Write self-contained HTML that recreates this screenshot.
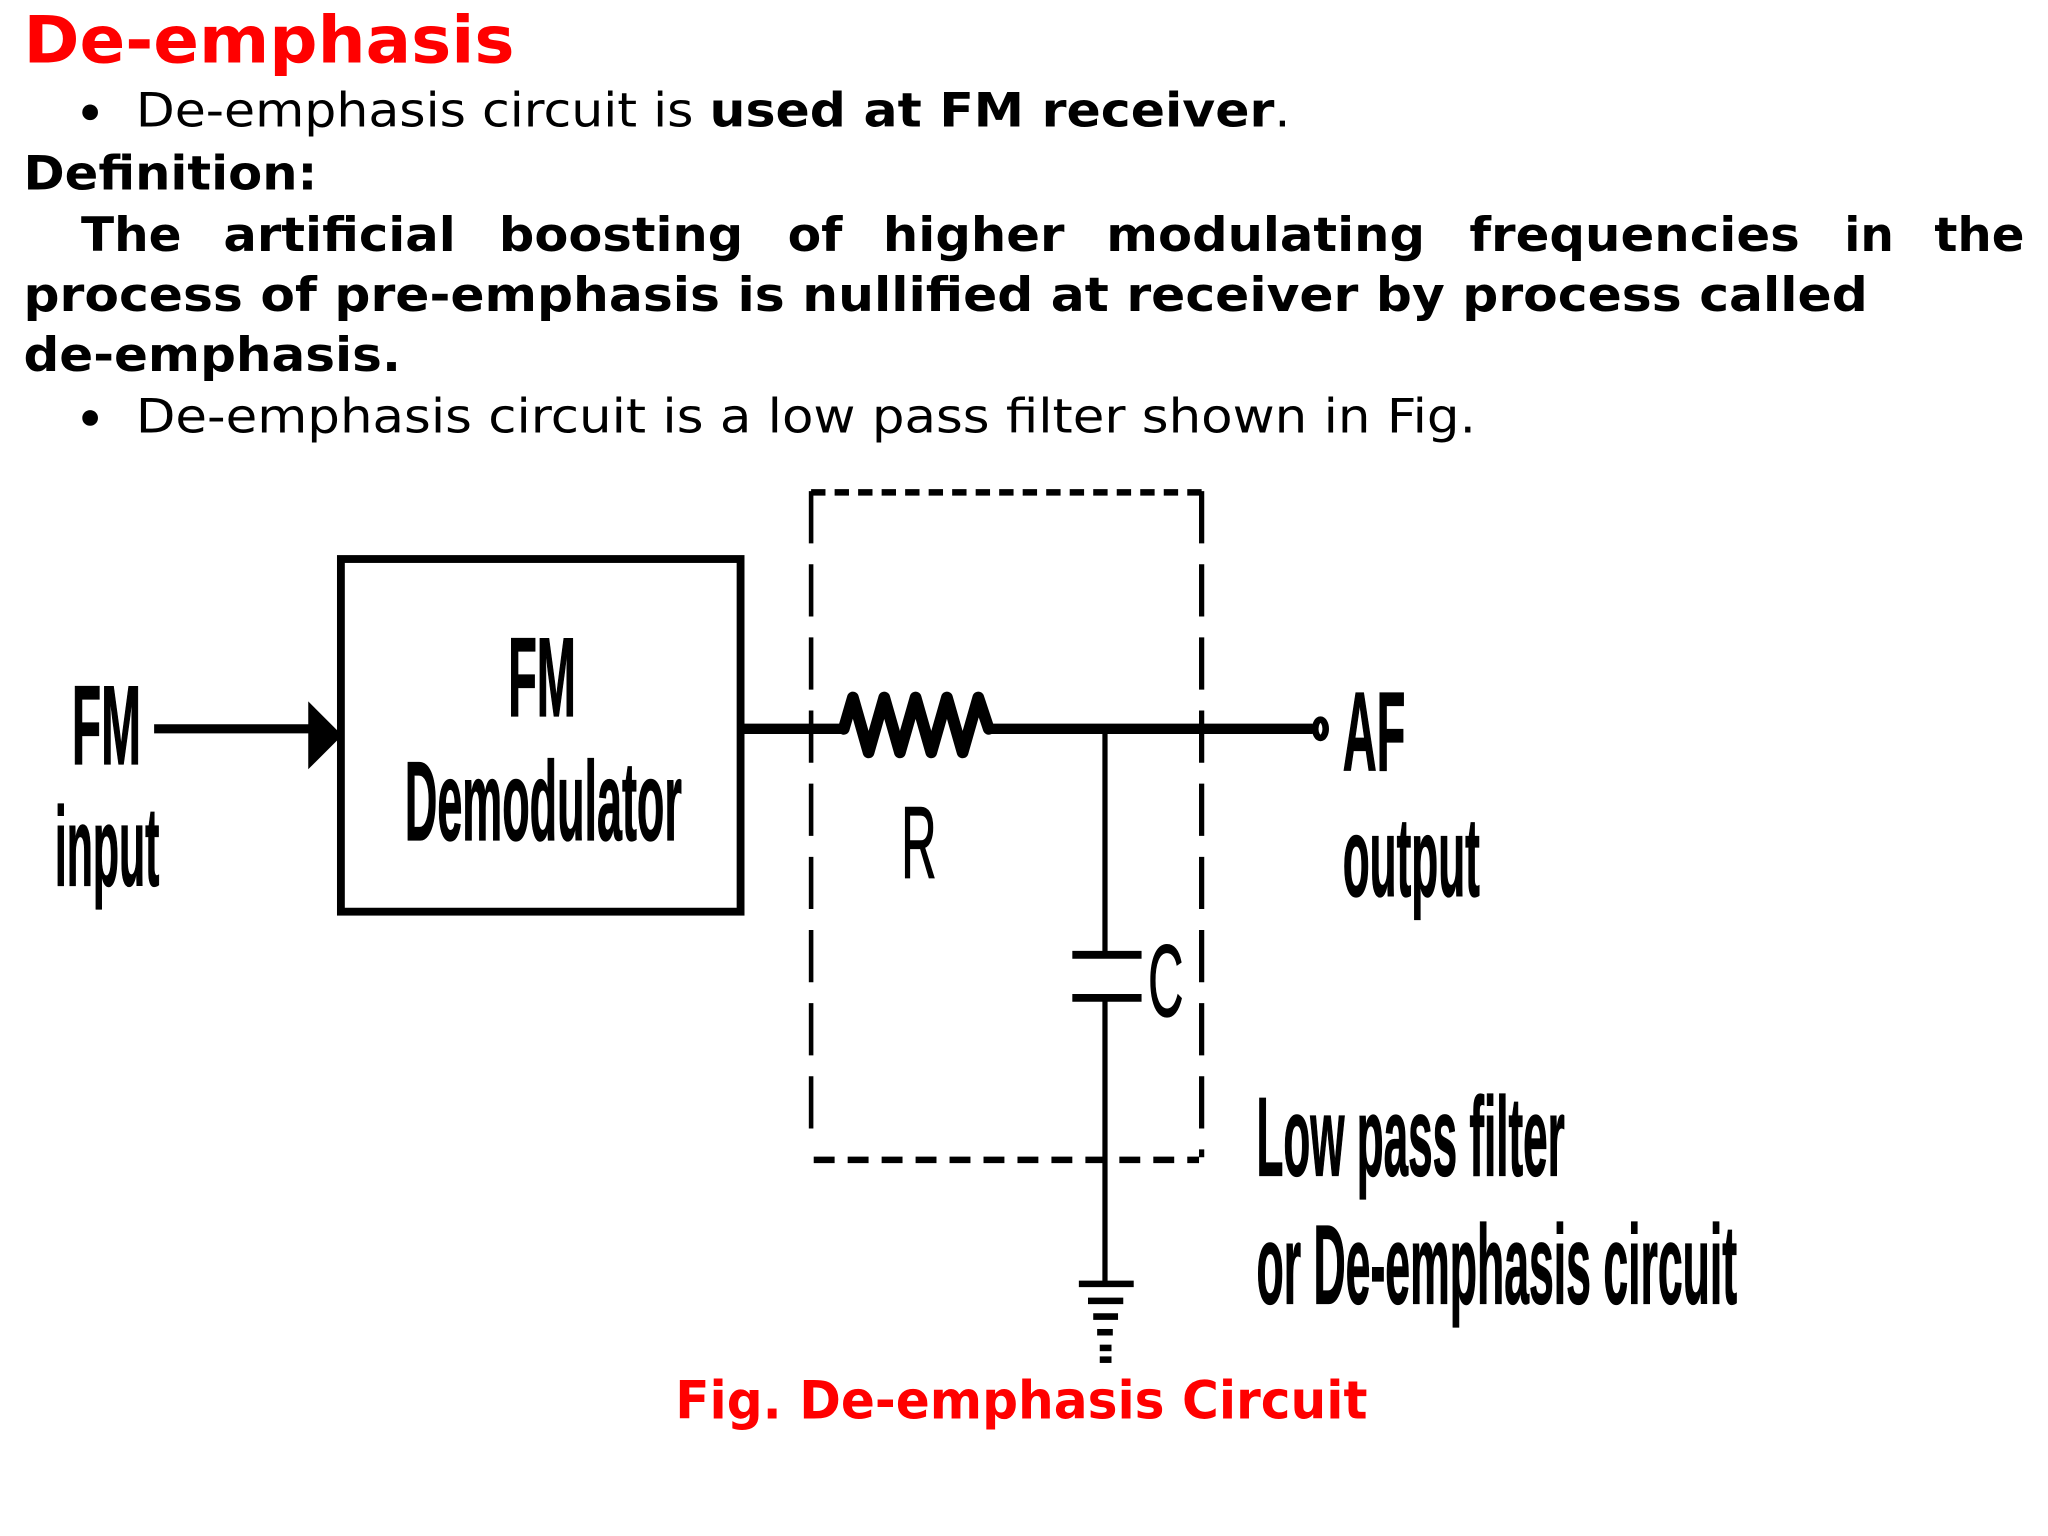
<!DOCTYPE html>
<html><head><meta charset="utf-8"><style>
html,body{margin:0;padding:0;background:#fff;}
svg{display:block;}
.b{font-family:"DejaVu Sans","Liberation Sans",sans-serif;}
.n{font-family:"Liberation Sans",sans-serif;font-weight:bold;}
</style></head><body>
<svg width="2048" height="1536" viewBox="0 0 1568 1176" preserveAspectRatio="none" xmlns="http://www.w3.org/2000/svg">
<rect width="1568" height="1176" fill="#fff"/>
<g class="b" fill="#000">
<text x="18" y="48" font-size="50" font-weight="bold" fill="#f00" textLength="376" lengthAdjust="spacingAndGlyphs">De-emphasis</text>
<circle cx="69" cy="86" r="6"/>
<text x="104" y="97" font-size="36" textLength="884" lengthAdjust="spacingAndGlyphs">De-emphasis circuit is <tspan font-weight="bold">used at FM receiver</tspan>.</text>
<text x="18" y="145" font-size="36" font-weight="bold" textLength="225" lengthAdjust="spacingAndGlyphs">Definition:</text>
<g font-size="36" font-weight="bold">
<text x="62" y="192" textLength="77" lengthAdjust="spacingAndGlyphs">The</text>
<text x="171" y="192" textLength="178" lengthAdjust="spacingAndGlyphs">artificial</text>
<text x="382" y="192" textLength="187" lengthAdjust="spacingAndGlyphs">boosting</text>
<text x="603" y="192" textLength="42" lengthAdjust="spacingAndGlyphs">of</text>
<text x="676" y="192" textLength="139" lengthAdjust="spacingAndGlyphs">higher</text>
<text x="847" y="192" textLength="244" lengthAdjust="spacingAndGlyphs">modulating</text>
<text x="1125" y="192" textLength="253" lengthAdjust="spacingAndGlyphs">frequencies</text>
<text x="1412" y="192" textLength="38" lengthAdjust="spacingAndGlyphs">in</text>
<text x="1481" y="192" textLength="69" lengthAdjust="spacingAndGlyphs">the</text>
</g>
<text x="18" y="238" font-size="36" font-weight="bold" textLength="1412" lengthAdjust="spacingAndGlyphs">process of pre-emphasis is nullified at receiver by process called</text>
<text x="18" y="284" font-size="36" font-weight="bold" textLength="289" lengthAdjust="spacingAndGlyphs">de-emphasis.</text>
<circle cx="69" cy="320" r="6"/>
<text x="104" y="331" font-size="36" textLength="1026" lengthAdjust="spacingAndGlyphs">De-emphasis circuit is a low pass filter shown in Fig.</text>
<text x="517" y="1086" font-size="40" font-weight="bold" fill="#f00" textLength="530" lengthAdjust="spacingAndGlyphs">Fig. De-emphasis Circuit</text>
</g>
<g class="n" fill="#000" stroke="#000" stroke-width="1">
<text x="55" y="585" font-size="86" textLength="53" lengthAdjust="spacingAndGlyphs">FM</text>
<text x="42" y="678" font-size="86" textLength="80" lengthAdjust="spacingAndGlyphs">input</text>
<text x="389" y="548" font-size="86" textLength="52" lengthAdjust="spacingAndGlyphs">FM</text>
<text x="310" y="643" font-size="86" textLength="212" lengthAdjust="spacingAndGlyphs">Demodulator</text>
<text x="690" y="672" font-size="78" textLength="27" lengthAdjust="spacingAndGlyphs" font-weight="normal">R</text>
<text x="879" y="778" font-size="78" textLength="27" lengthAdjust="spacingAndGlyphs" font-weight="normal">C</text>
<text x="1028" y="590" font-size="86" textLength="48" lengthAdjust="spacingAndGlyphs">AF</text>
<text x="1028" y="686" font-size="86" textLength="105" lengthAdjust="spacingAndGlyphs">output</text>
<text x="962" y="900" font-size="86" textLength="236" lengthAdjust="spacingAndGlyphs">Low pass filter</text>
<text x="962" y="998" font-size="86" textLength="368" lengthAdjust="spacingAndGlyphs">or De-emphasis circuit</text>
</g>
<g stroke="#000" fill="none">
<line x1="118" y1="558" x2="240" y2="558" stroke-width="7"/>
<rect x="261" y="428" width="306" height="270" stroke-width="6"/>
<line x1="568" y1="558" x2="648" y2="558" stroke-width="8"/>
<polyline points="646,558 653,534 665,576 677,534 689,576 701,534 713,576 725,534 737,576 749,534 757,558" stroke-width="9" stroke-linejoin="round" stroke-linecap="round"/>
<line x1="755" y1="558" x2="1005" y2="558" stroke-width="8"/>
<ellipse cx="1011" cy="558" rx="4" ry="7" stroke-width="5"/>
<line x1="621" y1="377" x2="920" y2="377" stroke-width="5" stroke-dasharray="11,7"/>
<line x1="623" y1="888" x2="918" y2="888" stroke-width="5" stroke-dasharray="16,10"/>
<line x1="621" y1="376" x2="621" y2="876" stroke-width="3.5" stroke-dasharray="40,16"/>
<line x1="920" y1="376" x2="920" y2="886" stroke-width="4" stroke-dasharray="40,16"/>
<line x1="846" y1="558" x2="846" y2="730" stroke-width="4"/>
<line x1="846" y1="765" x2="846" y2="982" stroke-width="4"/>
<line x1="821" y1="731" x2="874" y2="731" stroke-width="6"/>
<line x1="821" y1="764" x2="874" y2="764" stroke-width="6"/>
<line x1="826" y1="983" x2="868" y2="983" stroke-width="5"/>
<line x1="833" y1="996" x2="860" y2="996" stroke-width="5"/>
<line x1="837" y1="1008" x2="856" y2="1008" stroke-width="5"/>
<line x1="840" y1="1020" x2="852" y2="1020" stroke-width="5"/>
<line x1="842" y1="1032" x2="851" y2="1032" stroke-width="5"/>
<line x1="842" y1="1041" x2="851" y2="1041" stroke-width="5"/>
</g>
<polygon points="236,537 262,563 236,589" fill="#000"/>
</svg>
</body></html>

> [Given instruction] Copy out the whole listing exactly, and don't carry over any pictures.

> [Final result]
Write self-contained HTML that recreates this screenshot.
<!DOCTYPE html>
<html><head><meta charset="utf-8"><style>
html,body{margin:0;padding:0;background:#fff;}
svg{display:block;}
.b{font-family:"DejaVu Sans","Liberation Sans",sans-serif;}
.n{font-family:"Liberation Sans",sans-serif;font-weight:bold;}
</style></head><body>
<svg width="2048" height="1536" viewBox="0 0 1568 1176" preserveAspectRatio="none" xmlns="http://www.w3.org/2000/svg">
<rect width="1568" height="1176" fill="#fff"/>
<g class="b" fill="#000">
<text x="18" y="48" font-size="50" font-weight="bold" fill="#f00" textLength="376" lengthAdjust="spacingAndGlyphs">De-emphasis</text>
<circle cx="69" cy="86" r="6"/>
<text x="104" y="97" font-size="36" textLength="884" lengthAdjust="spacingAndGlyphs">De-emphasis circuit is <tspan font-weight="bold">used at FM receiver</tspan>.</text>
<text x="18" y="145" font-size="36" font-weight="bold" textLength="225" lengthAdjust="spacingAndGlyphs">Definition:</text>
<g font-size="36" font-weight="bold">
<text x="62" y="192" textLength="77" lengthAdjust="spacingAndGlyphs">The</text>
<text x="171" y="192" textLength="178" lengthAdjust="spacingAndGlyphs">artificial</text>
<text x="382" y="192" textLength="187" lengthAdjust="spacingAndGlyphs">boosting</text>
<text x="603" y="192" textLength="42" lengthAdjust="spacingAndGlyphs">of</text>
<text x="676" y="192" textLength="139" lengthAdjust="spacingAndGlyphs">higher</text>
<text x="847" y="192" textLength="244" lengthAdjust="spacingAndGlyphs">modulating</text>
<text x="1125" y="192" textLength="253" lengthAdjust="spacingAndGlyphs">frequencies</text>
<text x="1412" y="192" textLength="38" lengthAdjust="spacingAndGlyphs">in</text>
<text x="1481" y="192" textLength="69" lengthAdjust="spacingAndGlyphs">the</text>
</g>
<text x="18" y="238" font-size="36" font-weight="bold" textLength="1412" lengthAdjust="spacingAndGlyphs">process of pre-emphasis is nullified at receiver by process called</text>
<text x="18" y="284" font-size="36" font-weight="bold" textLength="289" lengthAdjust="spacingAndGlyphs">de-emphasis.</text>
<circle cx="69" cy="320" r="6"/>
<text x="104" y="331" font-size="36" textLength="1026" lengthAdjust="spacingAndGlyphs">De-emphasis circuit is a low pass filter shown in Fig.</text>
<text x="517" y="1086" font-size="40" font-weight="bold" fill="#f00" textLength="530" lengthAdjust="spacingAndGlyphs">Fig. De-emphasis Circuit</text>
</g>
<g class="n" fill="#000" stroke="#000" stroke-width="1">
<text x="55" y="585" font-size="86" textLength="53" lengthAdjust="spacingAndGlyphs">FM</text>
<text x="42" y="678" font-size="86" textLength="80" lengthAdjust="spacingAndGlyphs">input</text>
<text x="389" y="548" font-size="86" textLength="52" lengthAdjust="spacingAndGlyphs">FM</text>
<text x="310" y="643" font-size="86" textLength="212" lengthAdjust="spacingAndGlyphs">Demodulator</text>
<text x="690" y="672" font-size="78" textLength="27" lengthAdjust="spacingAndGlyphs" font-weight="normal">R</text>
<text x="879" y="778" font-size="78" textLength="27" lengthAdjust="spacingAndGlyphs" font-weight="normal">C</text>
<text x="1028" y="590" font-size="86" textLength="48" lengthAdjust="spacingAndGlyphs">AF</text>
<text x="1028" y="686" font-size="86" textLength="105" lengthAdjust="spacingAndGlyphs">output</text>
<text x="962" y="900" font-size="86" textLength="236" lengthAdjust="spacingAndGlyphs">Low pass filter</text>
<text x="962" y="998" font-size="86" textLength="368" lengthAdjust="spacingAndGlyphs">or De-emphasis circuit</text>
</g>
<g stroke="#000" fill="none">
<line x1="118" y1="558" x2="240" y2="558" stroke-width="7"/>
<rect x="261" y="428" width="306" height="270" stroke-width="6"/>
<line x1="568" y1="558" x2="648" y2="558" stroke-width="8"/>
<polyline points="646,558 653,534 665,576 677,534 689,576 701,534 713,576 725,534 737,576 749,534 757,558" stroke-width="9" stroke-linejoin="round" stroke-linecap="round"/>
<line x1="755" y1="558" x2="1005" y2="558" stroke-width="8"/>
<ellipse cx="1011" cy="558" rx="4" ry="7" stroke-width="5"/>
<line x1="621" y1="377" x2="920" y2="377" stroke-width="5" stroke-dasharray="11,7"/>
<line x1="623" y1="888" x2="918" y2="888" stroke-width="5" stroke-dasharray="16,10"/>
<line x1="621" y1="376" x2="621" y2="876" stroke-width="3.5" stroke-dasharray="40,16"/>
<line x1="920" y1="376" x2="920" y2="886" stroke-width="4" stroke-dasharray="40,16"/>
<line x1="846" y1="558" x2="846" y2="730" stroke-width="4"/>
<line x1="846" y1="765" x2="846" y2="982" stroke-width="4"/>
<line x1="821" y1="731" x2="874" y2="731" stroke-width="6"/>
<line x1="821" y1="764" x2="874" y2="764" stroke-width="6"/>
<line x1="826" y1="983" x2="868" y2="983" stroke-width="5"/>
<line x1="833" y1="996" x2="860" y2="996" stroke-width="5"/>
<line x1="837" y1="1008" x2="856" y2="1008" stroke-width="5"/>
<line x1="840" y1="1020" x2="852" y2="1020" stroke-width="5"/>
<line x1="842" y1="1032" x2="851" y2="1032" stroke-width="5"/>
<line x1="842" y1="1041" x2="851" y2="1041" stroke-width="5"/>
</g>
<polygon points="236,537 262,563 236,589" fill="#000"/>
</svg>
</body></html>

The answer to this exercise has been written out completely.